━━━━━ Records for processing ━━━━━
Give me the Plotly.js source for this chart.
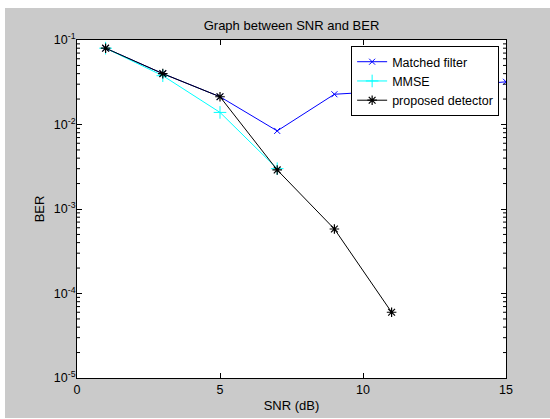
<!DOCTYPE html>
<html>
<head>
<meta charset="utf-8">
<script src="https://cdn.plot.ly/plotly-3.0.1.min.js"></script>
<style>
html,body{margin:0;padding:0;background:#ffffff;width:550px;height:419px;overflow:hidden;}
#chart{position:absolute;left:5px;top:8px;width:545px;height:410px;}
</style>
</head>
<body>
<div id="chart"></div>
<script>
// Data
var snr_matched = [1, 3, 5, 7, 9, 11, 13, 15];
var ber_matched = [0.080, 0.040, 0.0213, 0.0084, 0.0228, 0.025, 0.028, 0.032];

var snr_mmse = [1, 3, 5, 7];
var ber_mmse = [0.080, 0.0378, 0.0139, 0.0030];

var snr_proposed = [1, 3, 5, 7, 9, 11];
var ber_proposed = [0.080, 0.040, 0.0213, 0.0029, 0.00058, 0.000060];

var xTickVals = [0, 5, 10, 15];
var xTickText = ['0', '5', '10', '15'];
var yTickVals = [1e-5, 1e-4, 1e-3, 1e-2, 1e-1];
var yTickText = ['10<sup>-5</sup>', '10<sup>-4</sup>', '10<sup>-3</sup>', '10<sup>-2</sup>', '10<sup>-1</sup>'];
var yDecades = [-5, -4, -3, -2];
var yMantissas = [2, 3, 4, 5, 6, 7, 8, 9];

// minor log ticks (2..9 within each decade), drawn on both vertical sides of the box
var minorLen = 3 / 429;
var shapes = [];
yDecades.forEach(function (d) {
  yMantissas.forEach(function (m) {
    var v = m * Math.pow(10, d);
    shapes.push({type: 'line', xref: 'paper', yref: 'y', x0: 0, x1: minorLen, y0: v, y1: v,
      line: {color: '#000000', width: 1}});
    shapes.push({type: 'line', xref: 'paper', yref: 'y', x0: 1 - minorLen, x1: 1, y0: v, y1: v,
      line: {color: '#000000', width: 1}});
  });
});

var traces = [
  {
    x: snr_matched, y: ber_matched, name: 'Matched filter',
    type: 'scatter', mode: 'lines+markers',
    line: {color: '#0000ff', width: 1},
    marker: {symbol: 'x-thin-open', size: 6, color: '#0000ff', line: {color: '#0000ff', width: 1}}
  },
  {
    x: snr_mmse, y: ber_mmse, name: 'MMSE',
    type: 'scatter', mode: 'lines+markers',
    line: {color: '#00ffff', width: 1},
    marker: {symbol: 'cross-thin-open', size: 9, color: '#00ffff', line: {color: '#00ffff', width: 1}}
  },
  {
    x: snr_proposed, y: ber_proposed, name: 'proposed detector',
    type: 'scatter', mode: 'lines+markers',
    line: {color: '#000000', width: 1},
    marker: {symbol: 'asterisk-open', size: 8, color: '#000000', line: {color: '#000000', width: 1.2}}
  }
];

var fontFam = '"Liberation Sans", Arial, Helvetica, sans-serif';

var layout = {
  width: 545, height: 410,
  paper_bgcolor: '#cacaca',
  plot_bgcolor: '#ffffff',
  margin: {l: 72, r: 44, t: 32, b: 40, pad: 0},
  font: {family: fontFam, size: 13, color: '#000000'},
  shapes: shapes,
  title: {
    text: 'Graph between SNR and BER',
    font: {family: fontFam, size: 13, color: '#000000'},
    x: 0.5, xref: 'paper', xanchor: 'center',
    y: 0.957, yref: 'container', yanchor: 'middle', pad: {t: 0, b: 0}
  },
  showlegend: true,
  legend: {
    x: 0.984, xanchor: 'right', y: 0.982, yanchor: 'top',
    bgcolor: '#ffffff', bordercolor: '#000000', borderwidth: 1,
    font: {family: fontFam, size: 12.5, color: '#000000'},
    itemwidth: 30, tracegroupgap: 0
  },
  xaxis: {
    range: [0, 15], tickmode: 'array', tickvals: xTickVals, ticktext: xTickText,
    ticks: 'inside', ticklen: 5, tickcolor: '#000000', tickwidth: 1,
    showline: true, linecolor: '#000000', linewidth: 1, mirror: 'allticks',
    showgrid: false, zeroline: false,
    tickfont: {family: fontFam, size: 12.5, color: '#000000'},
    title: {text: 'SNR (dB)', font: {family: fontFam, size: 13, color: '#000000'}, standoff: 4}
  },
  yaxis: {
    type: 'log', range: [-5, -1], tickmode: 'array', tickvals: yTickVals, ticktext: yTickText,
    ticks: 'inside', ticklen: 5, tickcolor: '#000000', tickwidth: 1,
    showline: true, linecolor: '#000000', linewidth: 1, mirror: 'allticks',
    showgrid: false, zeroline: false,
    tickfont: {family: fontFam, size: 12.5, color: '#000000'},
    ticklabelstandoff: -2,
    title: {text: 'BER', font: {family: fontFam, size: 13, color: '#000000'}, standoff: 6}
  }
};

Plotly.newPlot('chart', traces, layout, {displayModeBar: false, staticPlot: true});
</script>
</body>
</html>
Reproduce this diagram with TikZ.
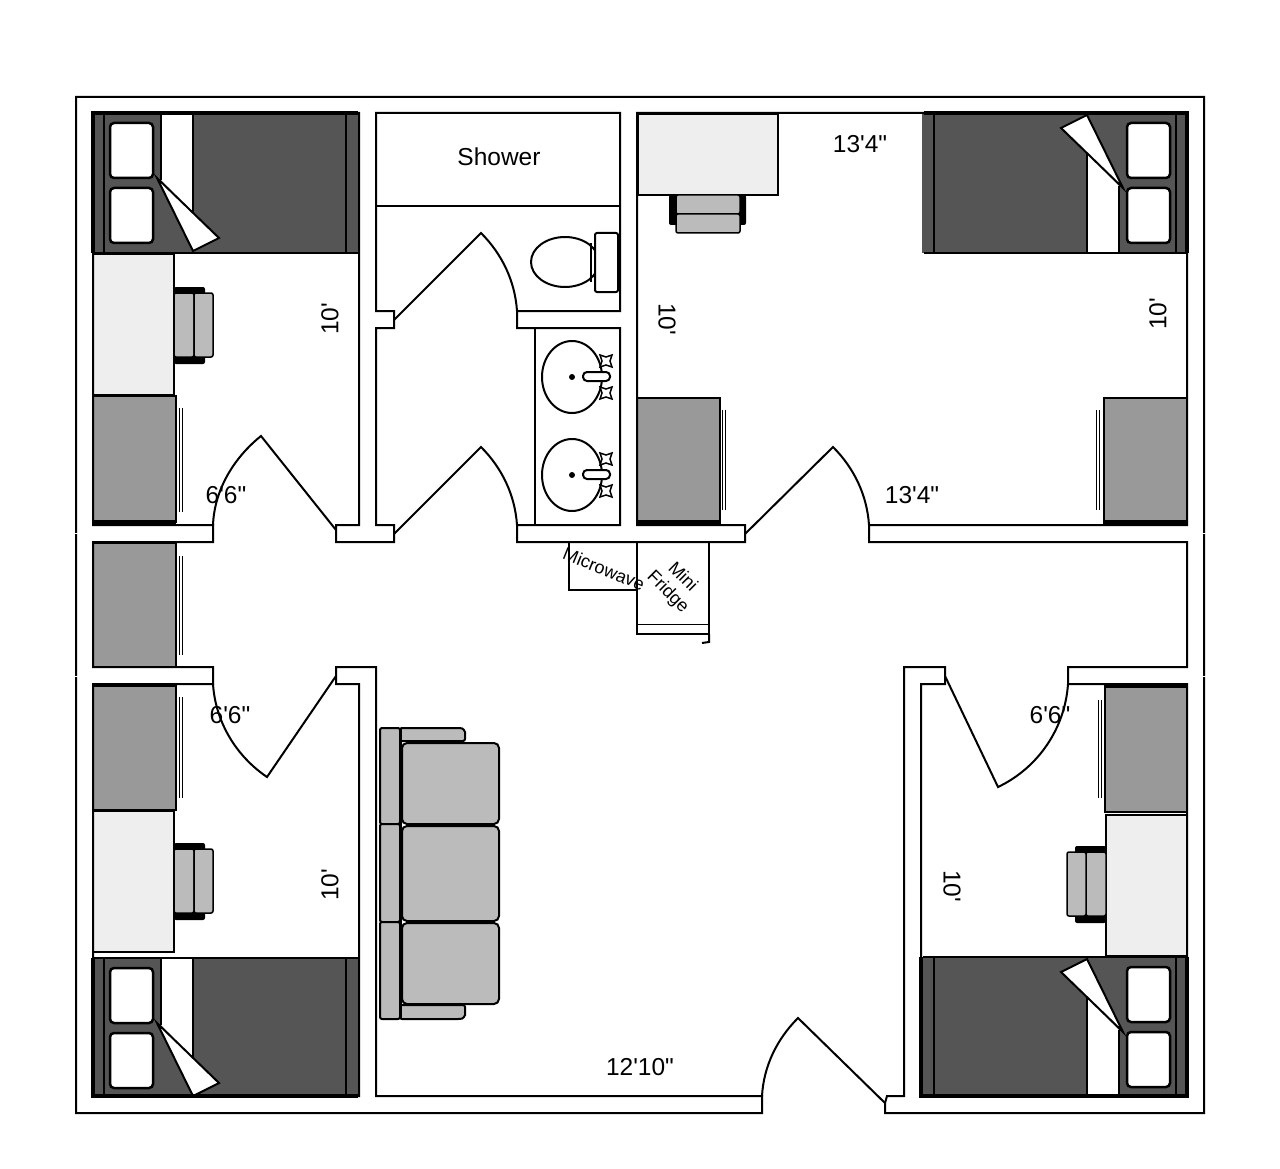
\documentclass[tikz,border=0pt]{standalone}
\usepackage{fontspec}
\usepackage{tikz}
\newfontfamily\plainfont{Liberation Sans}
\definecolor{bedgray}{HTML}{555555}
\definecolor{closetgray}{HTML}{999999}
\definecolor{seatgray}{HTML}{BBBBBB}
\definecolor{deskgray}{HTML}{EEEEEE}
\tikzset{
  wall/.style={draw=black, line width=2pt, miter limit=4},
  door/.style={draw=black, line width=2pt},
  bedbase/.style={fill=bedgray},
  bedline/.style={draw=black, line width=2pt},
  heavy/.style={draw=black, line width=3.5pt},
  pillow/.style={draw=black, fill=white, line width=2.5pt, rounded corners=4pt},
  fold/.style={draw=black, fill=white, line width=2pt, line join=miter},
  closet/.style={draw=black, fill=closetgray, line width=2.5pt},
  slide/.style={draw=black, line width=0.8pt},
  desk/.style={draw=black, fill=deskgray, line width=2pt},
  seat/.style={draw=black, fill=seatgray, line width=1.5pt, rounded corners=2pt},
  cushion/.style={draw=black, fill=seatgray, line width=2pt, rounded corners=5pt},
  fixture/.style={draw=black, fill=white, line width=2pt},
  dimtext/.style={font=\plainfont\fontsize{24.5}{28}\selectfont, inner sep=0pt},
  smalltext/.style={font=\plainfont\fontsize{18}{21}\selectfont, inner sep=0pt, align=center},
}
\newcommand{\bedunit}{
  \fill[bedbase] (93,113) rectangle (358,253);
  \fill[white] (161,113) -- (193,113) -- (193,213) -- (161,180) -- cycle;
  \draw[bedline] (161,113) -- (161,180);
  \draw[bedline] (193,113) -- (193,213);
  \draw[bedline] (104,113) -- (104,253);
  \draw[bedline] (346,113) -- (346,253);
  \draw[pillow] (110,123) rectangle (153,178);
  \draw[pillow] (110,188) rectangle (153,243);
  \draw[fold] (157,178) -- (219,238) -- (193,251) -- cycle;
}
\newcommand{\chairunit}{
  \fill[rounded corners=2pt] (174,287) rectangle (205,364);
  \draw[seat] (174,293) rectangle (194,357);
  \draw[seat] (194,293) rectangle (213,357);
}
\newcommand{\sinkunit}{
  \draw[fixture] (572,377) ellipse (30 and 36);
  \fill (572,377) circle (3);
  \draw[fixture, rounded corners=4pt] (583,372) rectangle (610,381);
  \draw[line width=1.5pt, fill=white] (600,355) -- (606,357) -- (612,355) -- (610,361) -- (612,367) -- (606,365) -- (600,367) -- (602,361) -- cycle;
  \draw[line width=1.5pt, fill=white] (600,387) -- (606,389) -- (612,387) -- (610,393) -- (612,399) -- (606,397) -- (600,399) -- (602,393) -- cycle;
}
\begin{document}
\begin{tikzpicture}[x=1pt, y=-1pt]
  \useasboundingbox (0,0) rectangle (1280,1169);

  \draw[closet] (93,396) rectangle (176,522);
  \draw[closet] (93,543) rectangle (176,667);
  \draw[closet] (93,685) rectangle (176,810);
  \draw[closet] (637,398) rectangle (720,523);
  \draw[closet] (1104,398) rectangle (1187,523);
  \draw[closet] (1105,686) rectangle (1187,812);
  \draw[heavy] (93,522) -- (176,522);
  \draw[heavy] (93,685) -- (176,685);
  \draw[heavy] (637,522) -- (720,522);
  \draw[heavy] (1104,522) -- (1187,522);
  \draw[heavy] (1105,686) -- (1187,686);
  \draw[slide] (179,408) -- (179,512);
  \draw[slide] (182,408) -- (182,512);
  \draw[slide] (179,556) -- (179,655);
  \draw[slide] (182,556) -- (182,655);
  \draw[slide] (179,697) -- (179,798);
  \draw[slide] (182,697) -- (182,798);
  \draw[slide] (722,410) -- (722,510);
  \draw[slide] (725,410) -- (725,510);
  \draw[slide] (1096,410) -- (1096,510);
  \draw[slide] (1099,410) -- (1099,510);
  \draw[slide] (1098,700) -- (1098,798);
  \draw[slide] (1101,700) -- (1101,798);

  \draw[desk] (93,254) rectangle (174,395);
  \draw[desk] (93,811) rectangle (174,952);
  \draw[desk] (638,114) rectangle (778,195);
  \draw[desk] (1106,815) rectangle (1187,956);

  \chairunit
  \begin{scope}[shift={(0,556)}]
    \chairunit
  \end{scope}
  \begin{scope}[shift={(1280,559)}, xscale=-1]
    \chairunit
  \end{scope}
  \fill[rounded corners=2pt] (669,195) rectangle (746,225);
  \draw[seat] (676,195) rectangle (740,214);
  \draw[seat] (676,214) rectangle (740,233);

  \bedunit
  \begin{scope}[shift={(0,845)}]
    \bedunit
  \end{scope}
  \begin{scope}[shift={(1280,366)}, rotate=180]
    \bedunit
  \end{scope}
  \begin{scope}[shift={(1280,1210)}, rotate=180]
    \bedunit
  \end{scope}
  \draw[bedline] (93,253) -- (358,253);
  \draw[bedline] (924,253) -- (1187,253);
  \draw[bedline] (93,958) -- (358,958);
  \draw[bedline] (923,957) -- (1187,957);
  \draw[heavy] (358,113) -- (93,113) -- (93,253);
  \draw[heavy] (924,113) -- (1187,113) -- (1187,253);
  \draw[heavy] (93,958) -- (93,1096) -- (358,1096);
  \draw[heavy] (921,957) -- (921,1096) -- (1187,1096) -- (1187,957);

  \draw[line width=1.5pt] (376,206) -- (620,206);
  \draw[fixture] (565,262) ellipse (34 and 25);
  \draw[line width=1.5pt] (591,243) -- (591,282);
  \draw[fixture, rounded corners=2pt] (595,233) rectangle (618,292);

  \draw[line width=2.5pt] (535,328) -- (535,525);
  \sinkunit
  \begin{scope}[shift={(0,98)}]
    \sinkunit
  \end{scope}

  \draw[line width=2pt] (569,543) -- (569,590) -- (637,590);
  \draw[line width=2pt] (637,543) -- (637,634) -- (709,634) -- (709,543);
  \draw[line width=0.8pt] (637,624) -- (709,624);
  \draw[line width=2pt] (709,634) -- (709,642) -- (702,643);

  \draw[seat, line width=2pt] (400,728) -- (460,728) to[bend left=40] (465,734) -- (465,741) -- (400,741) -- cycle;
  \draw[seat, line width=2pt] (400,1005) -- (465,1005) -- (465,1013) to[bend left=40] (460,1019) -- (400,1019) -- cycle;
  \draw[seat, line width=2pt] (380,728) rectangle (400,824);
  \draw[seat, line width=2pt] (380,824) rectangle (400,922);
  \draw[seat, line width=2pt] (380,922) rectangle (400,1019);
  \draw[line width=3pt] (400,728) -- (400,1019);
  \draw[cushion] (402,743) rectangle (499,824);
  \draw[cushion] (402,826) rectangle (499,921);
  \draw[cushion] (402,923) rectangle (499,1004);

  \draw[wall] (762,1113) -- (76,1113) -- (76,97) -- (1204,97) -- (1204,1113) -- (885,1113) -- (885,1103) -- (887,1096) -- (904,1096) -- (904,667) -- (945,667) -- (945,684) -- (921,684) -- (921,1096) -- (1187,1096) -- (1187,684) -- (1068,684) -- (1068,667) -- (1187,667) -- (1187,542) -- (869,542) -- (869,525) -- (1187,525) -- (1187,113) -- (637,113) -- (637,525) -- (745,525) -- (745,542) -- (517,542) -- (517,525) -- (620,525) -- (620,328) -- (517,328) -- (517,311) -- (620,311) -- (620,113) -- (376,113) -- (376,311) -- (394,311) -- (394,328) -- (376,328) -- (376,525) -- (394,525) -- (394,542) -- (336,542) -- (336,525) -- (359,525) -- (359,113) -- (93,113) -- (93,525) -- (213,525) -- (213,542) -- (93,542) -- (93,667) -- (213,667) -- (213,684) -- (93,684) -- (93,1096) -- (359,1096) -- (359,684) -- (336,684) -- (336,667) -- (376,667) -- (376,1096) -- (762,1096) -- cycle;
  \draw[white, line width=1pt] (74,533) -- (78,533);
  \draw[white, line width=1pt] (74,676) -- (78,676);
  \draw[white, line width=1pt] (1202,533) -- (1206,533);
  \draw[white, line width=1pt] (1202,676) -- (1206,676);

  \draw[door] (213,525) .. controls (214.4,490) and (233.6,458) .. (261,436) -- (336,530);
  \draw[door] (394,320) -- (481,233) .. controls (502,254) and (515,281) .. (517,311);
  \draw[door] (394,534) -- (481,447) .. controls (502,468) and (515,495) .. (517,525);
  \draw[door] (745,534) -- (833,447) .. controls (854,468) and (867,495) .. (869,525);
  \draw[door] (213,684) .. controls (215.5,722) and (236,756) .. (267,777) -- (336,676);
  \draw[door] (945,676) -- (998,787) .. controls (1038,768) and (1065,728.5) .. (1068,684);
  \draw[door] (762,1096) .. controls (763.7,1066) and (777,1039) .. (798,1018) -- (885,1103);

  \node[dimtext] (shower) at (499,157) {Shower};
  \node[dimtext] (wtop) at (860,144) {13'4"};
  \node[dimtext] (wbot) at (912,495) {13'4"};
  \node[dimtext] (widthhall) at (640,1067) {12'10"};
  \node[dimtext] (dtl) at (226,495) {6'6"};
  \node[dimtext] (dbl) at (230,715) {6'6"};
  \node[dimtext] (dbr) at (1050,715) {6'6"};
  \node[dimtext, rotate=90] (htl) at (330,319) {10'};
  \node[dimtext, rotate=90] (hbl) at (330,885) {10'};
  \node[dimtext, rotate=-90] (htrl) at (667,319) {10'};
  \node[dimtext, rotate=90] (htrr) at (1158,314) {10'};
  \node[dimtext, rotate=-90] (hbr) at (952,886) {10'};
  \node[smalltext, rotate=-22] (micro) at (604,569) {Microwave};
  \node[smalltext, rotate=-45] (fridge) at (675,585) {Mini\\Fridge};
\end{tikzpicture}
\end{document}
━━━━━
# Exercise task:
Please repeat exactly the data above from its first line to the line that contains "var yMantissas = [2, 3, 4, 5, 6, 7, 8, 9];", inclusive, and leave every picture out.

# Full solution:
Give me the Plotly.js source for this chart.
<!DOCTYPE html>
<html>
<head>
<meta charset="utf-8">
<script src="https://cdn.plot.ly/plotly-3.0.1.min.js"></script>
<style>
html,body{margin:0;padding:0;background:#ffffff;width:550px;height:419px;overflow:hidden;}
#chart{position:absolute;left:5px;top:8px;width:545px;height:410px;}
</style>
</head>
<body>
<div id="chart"></div>
<script>
// Data
var snr_matched = [1, 3, 5, 7, 9, 11, 13, 15];
var ber_matched = [0.080, 0.040, 0.0213, 0.0084, 0.0228, 0.025, 0.028, 0.032];

var snr_mmse = [1, 3, 5, 7];
var ber_mmse = [0.080, 0.0378, 0.0139, 0.0030];

var snr_proposed = [1, 3, 5, 7, 9, 11];
var ber_proposed = [0.080, 0.040, 0.0213, 0.0029, 0.00058, 0.000060];

var xTickVals = [0, 5, 10, 15];
var xTickText = ['0', '5', '10', '15'];
var yTickVals = [1e-5, 1e-4, 1e-3, 1e-2, 1e-1];
var yTickText = ['10<sup>-5</sup>', '10<sup>-4</sup>', '10<sup>-3</sup>', '10<sup>-2</sup>', '10<sup>-1</sup>'];
var yDecades = [-5, -4, -3, -2];
var yMantissas = [2, 3, 4, 5, 6, 7, 8, 9];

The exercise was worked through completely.